DATASET:
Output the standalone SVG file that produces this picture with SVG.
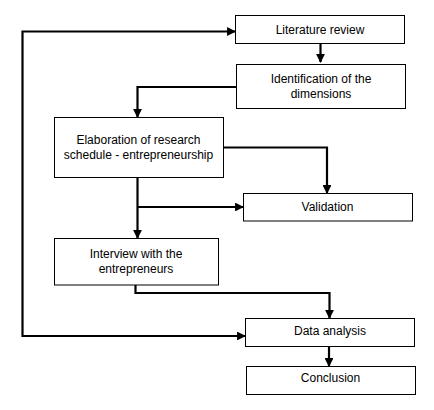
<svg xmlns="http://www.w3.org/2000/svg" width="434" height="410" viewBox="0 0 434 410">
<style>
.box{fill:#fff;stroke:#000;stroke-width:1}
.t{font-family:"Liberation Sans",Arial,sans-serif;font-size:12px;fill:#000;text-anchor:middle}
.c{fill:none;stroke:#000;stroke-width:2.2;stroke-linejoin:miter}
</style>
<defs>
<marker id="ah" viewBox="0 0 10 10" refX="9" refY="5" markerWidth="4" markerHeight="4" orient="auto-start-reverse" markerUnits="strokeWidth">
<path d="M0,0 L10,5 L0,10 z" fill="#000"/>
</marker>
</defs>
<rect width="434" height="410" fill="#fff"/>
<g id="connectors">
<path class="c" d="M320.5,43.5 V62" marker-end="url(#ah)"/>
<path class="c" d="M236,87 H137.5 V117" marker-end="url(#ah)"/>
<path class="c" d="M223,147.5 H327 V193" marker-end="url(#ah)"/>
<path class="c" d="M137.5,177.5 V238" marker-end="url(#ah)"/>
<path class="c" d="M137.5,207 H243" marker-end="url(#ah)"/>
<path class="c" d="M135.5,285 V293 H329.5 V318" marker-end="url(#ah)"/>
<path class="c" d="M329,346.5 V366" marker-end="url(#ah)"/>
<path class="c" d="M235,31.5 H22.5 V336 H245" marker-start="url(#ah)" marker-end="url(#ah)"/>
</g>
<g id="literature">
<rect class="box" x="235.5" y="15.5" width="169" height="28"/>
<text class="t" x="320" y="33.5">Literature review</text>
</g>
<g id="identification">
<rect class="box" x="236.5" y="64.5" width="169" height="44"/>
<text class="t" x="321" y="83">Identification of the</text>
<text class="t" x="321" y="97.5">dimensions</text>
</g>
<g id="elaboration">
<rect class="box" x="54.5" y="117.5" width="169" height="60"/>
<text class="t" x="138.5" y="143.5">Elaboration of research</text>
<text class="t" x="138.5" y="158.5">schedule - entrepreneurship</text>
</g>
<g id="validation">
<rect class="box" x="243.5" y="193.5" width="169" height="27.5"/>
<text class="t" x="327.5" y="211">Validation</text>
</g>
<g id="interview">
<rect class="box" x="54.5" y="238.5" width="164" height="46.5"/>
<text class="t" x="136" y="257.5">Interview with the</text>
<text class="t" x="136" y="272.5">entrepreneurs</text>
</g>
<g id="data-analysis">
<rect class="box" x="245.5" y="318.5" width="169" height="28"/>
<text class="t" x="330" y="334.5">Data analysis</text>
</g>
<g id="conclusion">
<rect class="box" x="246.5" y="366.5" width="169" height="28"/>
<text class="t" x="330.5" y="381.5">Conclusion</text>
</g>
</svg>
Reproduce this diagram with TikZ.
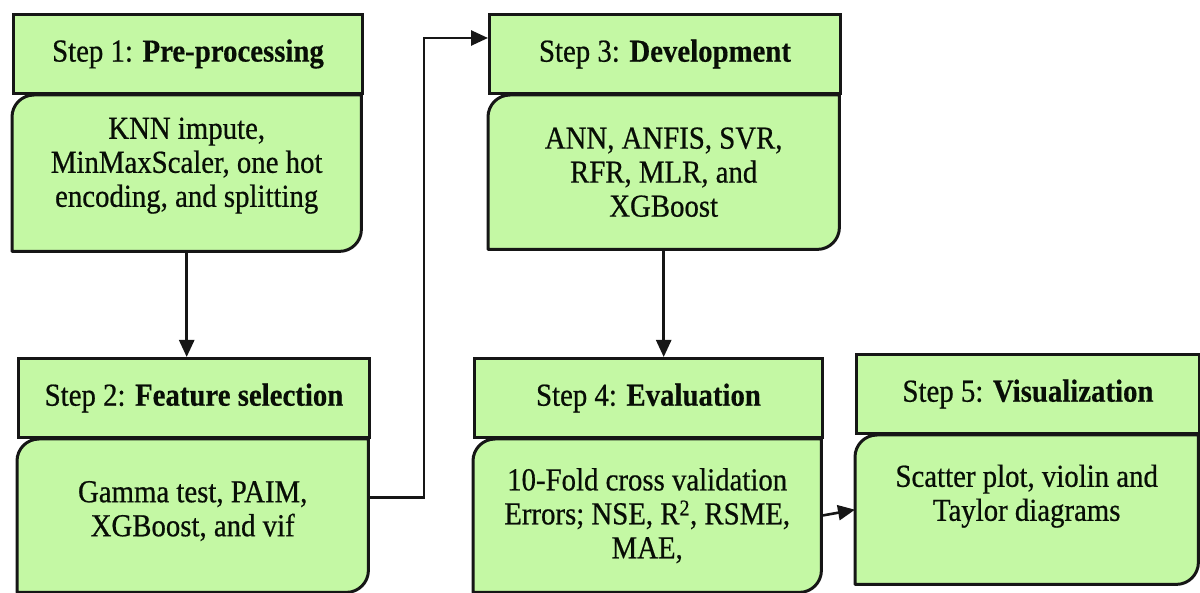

WHAT YOU NEED TO DO:
What comes back should match the records exactly, minus any pictures.

FULL OUTPUT:
Output the standalone SVG file that produces this picture with SVG.
<svg xmlns="http://www.w3.org/2000/svg" width="434" height="410" viewBox="0 0 434 410">
<style>
.box{fill:#fff;stroke:#000;stroke-width:1}
.t{font-family:"Liberation Sans",Arial,sans-serif;font-size:12px;fill:#000;text-anchor:middle}
.c{fill:none;stroke:#000;stroke-width:2.2;stroke-linejoin:miter}
</style>
<defs>
<marker id="ah" viewBox="0 0 10 10" refX="9" refY="5" markerWidth="4" markerHeight="4" orient="auto-start-reverse" markerUnits="strokeWidth">
<path d="M0,0 L10,5 L0,10 z" fill="#000"/>
</marker>
</defs>
<rect width="434" height="410" fill="#fff"/>
<g id="connectors">
<path class="c" d="M320.5,43.5 V62" marker-end="url(#ah)"/>
<path class="c" d="M236,87 H137.5 V117" marker-end="url(#ah)"/>
<path class="c" d="M223,147.5 H327 V193" marker-end="url(#ah)"/>
<path class="c" d="M137.5,177.5 V238" marker-end="url(#ah)"/>
<path class="c" d="M137.5,207 H243" marker-end="url(#ah)"/>
<path class="c" d="M135.5,285 V293 H329.5 V318" marker-end="url(#ah)"/>
<path class="c" d="M329,346.5 V366" marker-end="url(#ah)"/>
<path class="c" d="M235,31.5 H22.5 V336 H245" marker-start="url(#ah)" marker-end="url(#ah)"/>
</g>
<g id="literature">
<rect class="box" x="235.5" y="15.5" width="169" height="28"/>
<text class="t" x="320" y="33.5">Literature review</text>
</g>
<g id="identification">
<rect class="box" x="236.5" y="64.5" width="169" height="44"/>
<text class="t" x="321" y="83">Identification of the</text>
<text class="t" x="321" y="97.5">dimensions</text>
</g>
<g id="elaboration">
<rect class="box" x="54.5" y="117.5" width="169" height="60"/>
<text class="t" x="138.5" y="143.5">Elaboration of research</text>
<text class="t" x="138.5" y="158.5">schedule - entrepreneurship</text>
</g>
<g id="validation">
<rect class="box" x="243.5" y="193.5" width="169" height="27.5"/>
<text class="t" x="327.5" y="211">Validation</text>
</g>
<g id="interview">
<rect class="box" x="54.5" y="238.5" width="164" height="46.5"/>
<text class="t" x="136" y="257.5">Interview with the</text>
<text class="t" x="136" y="272.5">entrepreneurs</text>
</g>
<g id="data-analysis">
<rect class="box" x="245.5" y="318.5" width="169" height="28"/>
<text class="t" x="330" y="334.5">Data analysis</text>
</g>
<g id="conclusion">
<rect class="box" x="246.5" y="366.5" width="169" height="28"/>
<text class="t" x="330.5" y="381.5">Conclusion</text>
</g>
</svg>
Reproduce this diagram with TikZ.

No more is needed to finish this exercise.